Rows from a dataset of charts and code

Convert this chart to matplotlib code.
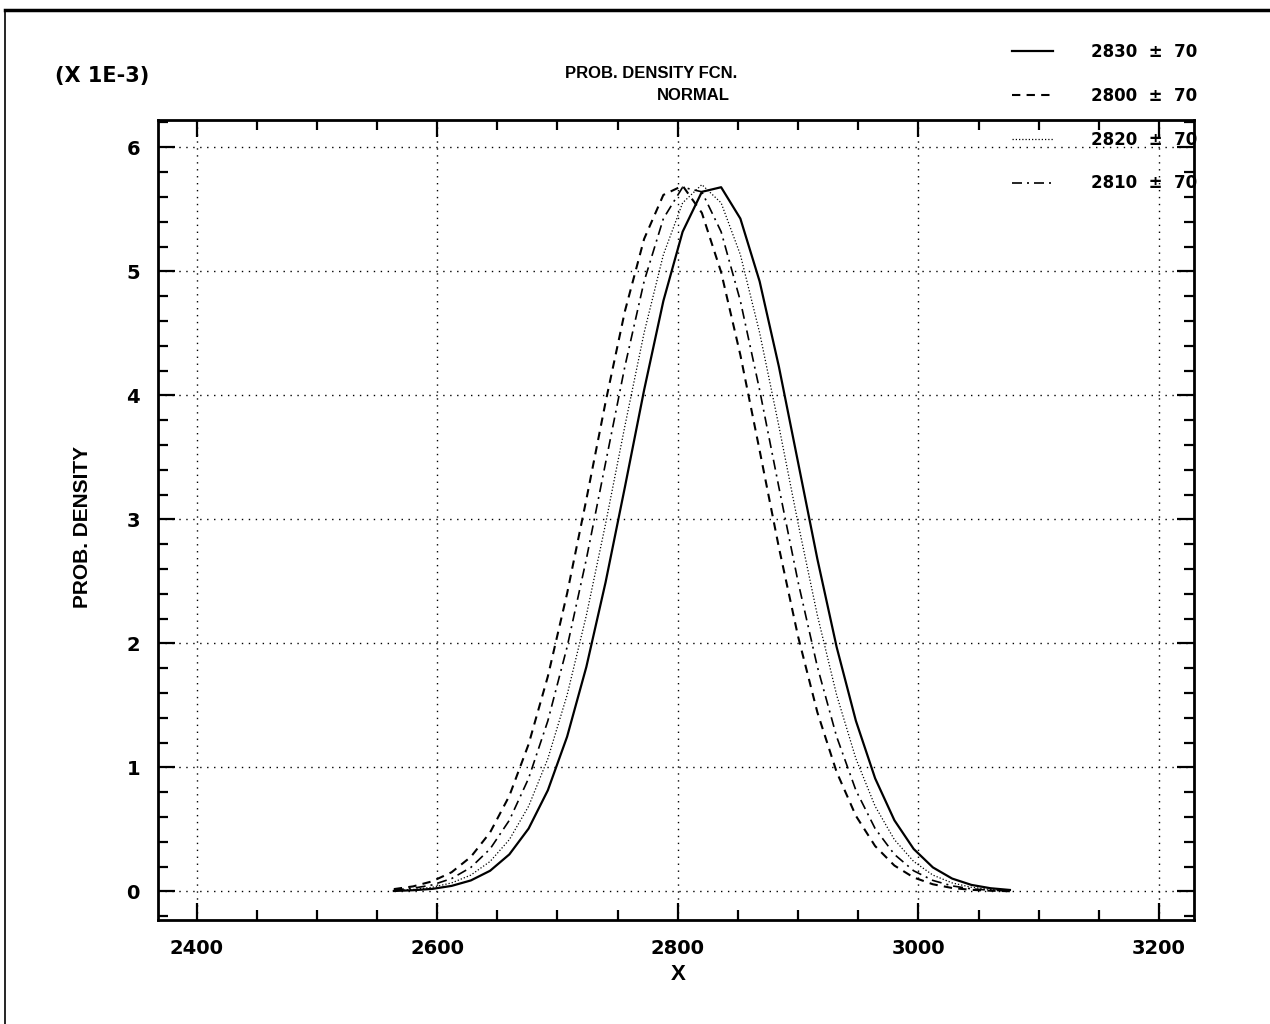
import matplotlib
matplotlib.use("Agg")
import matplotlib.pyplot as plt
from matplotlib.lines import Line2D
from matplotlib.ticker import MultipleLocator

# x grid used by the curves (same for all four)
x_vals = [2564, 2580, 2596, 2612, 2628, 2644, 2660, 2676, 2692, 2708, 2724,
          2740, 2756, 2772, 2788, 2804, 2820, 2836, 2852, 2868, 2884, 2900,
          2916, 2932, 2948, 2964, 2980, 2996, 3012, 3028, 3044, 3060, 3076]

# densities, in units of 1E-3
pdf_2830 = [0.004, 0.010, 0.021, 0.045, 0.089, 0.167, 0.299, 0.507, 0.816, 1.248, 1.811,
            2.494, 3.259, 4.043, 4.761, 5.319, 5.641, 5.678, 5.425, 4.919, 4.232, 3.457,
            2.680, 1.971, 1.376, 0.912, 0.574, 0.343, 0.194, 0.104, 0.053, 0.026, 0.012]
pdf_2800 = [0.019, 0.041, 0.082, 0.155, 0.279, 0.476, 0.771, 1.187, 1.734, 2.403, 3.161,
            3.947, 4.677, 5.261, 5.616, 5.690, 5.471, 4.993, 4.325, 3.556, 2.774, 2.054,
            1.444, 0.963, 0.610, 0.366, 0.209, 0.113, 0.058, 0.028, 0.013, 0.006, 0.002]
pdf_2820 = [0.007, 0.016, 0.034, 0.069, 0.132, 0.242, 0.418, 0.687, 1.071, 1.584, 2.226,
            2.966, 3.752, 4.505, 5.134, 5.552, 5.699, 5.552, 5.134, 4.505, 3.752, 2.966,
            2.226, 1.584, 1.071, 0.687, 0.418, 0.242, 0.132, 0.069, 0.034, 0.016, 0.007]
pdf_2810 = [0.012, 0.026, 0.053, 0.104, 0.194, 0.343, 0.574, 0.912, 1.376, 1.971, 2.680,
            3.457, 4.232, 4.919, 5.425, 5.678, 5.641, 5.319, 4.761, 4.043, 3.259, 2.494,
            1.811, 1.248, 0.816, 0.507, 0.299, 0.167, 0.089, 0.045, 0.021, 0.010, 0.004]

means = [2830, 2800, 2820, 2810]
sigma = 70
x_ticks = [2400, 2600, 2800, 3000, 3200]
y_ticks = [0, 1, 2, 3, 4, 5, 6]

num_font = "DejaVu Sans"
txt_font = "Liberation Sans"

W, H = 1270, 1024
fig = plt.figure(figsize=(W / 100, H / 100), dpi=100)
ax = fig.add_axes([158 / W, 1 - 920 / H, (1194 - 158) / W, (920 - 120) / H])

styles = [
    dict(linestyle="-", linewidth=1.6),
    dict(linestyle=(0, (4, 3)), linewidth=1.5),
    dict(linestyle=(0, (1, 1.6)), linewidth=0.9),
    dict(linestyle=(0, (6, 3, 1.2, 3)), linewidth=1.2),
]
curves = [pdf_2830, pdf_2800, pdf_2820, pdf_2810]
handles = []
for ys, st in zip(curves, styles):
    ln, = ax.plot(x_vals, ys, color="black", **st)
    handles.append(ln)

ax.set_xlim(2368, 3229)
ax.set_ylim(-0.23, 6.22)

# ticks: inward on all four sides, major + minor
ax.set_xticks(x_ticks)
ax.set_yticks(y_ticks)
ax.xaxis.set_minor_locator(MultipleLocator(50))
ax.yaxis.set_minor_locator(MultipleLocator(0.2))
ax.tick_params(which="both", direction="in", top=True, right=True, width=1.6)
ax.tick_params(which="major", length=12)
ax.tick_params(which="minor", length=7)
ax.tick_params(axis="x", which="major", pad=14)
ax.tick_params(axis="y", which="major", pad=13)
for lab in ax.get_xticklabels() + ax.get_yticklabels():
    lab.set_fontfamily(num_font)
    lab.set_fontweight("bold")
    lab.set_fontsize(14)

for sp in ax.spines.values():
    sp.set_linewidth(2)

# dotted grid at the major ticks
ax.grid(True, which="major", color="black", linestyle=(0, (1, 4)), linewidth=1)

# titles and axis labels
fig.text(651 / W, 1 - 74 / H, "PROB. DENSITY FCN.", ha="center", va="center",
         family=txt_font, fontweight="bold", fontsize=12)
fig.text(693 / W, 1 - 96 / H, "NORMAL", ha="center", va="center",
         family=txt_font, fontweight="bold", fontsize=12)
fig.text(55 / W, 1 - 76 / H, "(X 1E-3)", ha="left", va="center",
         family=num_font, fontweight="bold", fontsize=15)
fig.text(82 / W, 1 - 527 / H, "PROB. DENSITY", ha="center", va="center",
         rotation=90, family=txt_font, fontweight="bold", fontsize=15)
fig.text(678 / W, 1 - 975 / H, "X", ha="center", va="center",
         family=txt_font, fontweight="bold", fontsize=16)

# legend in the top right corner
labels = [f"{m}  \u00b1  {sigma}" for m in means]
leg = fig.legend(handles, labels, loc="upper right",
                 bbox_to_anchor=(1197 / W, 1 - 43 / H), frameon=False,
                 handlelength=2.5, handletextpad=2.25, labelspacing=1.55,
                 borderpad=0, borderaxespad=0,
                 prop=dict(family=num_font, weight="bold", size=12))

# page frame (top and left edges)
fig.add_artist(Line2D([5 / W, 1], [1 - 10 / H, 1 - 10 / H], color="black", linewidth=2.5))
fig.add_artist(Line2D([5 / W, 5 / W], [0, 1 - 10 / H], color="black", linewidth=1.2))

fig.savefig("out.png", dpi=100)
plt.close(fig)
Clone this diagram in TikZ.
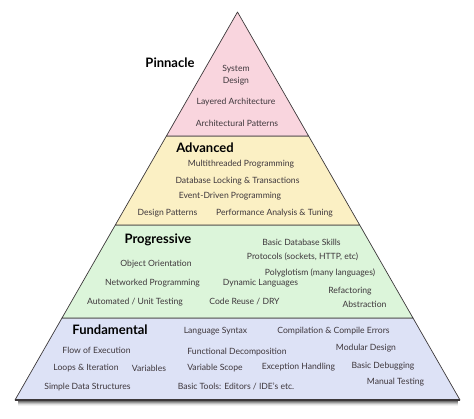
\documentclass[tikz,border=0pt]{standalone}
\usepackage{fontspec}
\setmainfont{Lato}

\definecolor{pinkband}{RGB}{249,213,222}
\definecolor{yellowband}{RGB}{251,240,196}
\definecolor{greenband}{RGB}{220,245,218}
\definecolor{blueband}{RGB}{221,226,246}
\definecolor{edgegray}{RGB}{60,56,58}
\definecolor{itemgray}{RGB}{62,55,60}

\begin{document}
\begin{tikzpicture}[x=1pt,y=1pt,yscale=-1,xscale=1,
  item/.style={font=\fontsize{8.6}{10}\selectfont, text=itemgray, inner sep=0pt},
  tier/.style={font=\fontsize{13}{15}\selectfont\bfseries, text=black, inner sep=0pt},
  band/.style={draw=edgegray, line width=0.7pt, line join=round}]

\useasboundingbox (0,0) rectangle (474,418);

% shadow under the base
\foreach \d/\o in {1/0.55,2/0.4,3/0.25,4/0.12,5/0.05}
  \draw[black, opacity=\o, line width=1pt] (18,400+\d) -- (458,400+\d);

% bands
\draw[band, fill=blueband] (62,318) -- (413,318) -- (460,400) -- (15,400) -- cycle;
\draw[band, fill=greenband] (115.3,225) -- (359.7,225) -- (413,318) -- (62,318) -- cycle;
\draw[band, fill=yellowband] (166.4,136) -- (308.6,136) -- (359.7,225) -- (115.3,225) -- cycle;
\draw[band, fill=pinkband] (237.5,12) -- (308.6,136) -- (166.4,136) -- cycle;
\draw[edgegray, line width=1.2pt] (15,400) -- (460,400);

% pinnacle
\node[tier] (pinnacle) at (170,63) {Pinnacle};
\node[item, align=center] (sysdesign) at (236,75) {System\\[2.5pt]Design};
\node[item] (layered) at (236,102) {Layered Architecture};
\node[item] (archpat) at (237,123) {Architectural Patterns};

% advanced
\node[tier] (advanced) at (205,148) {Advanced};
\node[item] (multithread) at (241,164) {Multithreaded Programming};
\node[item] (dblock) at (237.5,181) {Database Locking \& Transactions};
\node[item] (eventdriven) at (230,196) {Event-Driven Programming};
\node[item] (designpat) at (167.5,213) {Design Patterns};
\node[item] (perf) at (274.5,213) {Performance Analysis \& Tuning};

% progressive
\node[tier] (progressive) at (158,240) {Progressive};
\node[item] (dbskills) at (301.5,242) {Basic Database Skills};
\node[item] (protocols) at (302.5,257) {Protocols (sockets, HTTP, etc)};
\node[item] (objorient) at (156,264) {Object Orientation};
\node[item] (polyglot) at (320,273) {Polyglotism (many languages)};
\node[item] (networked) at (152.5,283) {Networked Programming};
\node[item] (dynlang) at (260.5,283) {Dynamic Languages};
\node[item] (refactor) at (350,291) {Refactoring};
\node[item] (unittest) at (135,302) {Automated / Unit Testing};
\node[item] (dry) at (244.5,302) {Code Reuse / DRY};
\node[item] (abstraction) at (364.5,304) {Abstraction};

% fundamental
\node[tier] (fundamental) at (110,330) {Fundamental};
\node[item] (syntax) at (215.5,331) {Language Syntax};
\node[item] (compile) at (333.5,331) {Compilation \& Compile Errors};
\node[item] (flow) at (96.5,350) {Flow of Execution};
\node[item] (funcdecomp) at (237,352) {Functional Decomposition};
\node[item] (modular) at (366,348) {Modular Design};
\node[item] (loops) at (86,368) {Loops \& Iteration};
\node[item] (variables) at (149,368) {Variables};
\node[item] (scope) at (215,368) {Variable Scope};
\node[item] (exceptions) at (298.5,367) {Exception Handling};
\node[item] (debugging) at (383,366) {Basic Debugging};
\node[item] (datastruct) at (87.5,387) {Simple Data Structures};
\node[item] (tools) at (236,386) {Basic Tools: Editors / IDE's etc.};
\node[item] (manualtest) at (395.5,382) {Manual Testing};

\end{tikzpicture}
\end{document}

*Requirements*. Restate only the lines running from the start of the material above through the line containing "3044, 3060, 3076]", ends included. No pictures.

*Problem solution*.
Convert this chart to matplotlib code.
import matplotlib
matplotlib.use("Agg")
import matplotlib.pyplot as plt
from matplotlib.lines import Line2D
from matplotlib.ticker import MultipleLocator

# x grid used by the curves (same for all four)
x_vals = [2564, 2580, 2596, 2612, 2628, 2644, 2660, 2676, 2692, 2708, 2724,
          2740, 2756, 2772, 2788, 2804, 2820, 2836, 2852, 2868, 2884, 2900,
          2916, 2932, 2948, 2964, 2980, 2996, 3012, 3028, 3044, 3060, 3076]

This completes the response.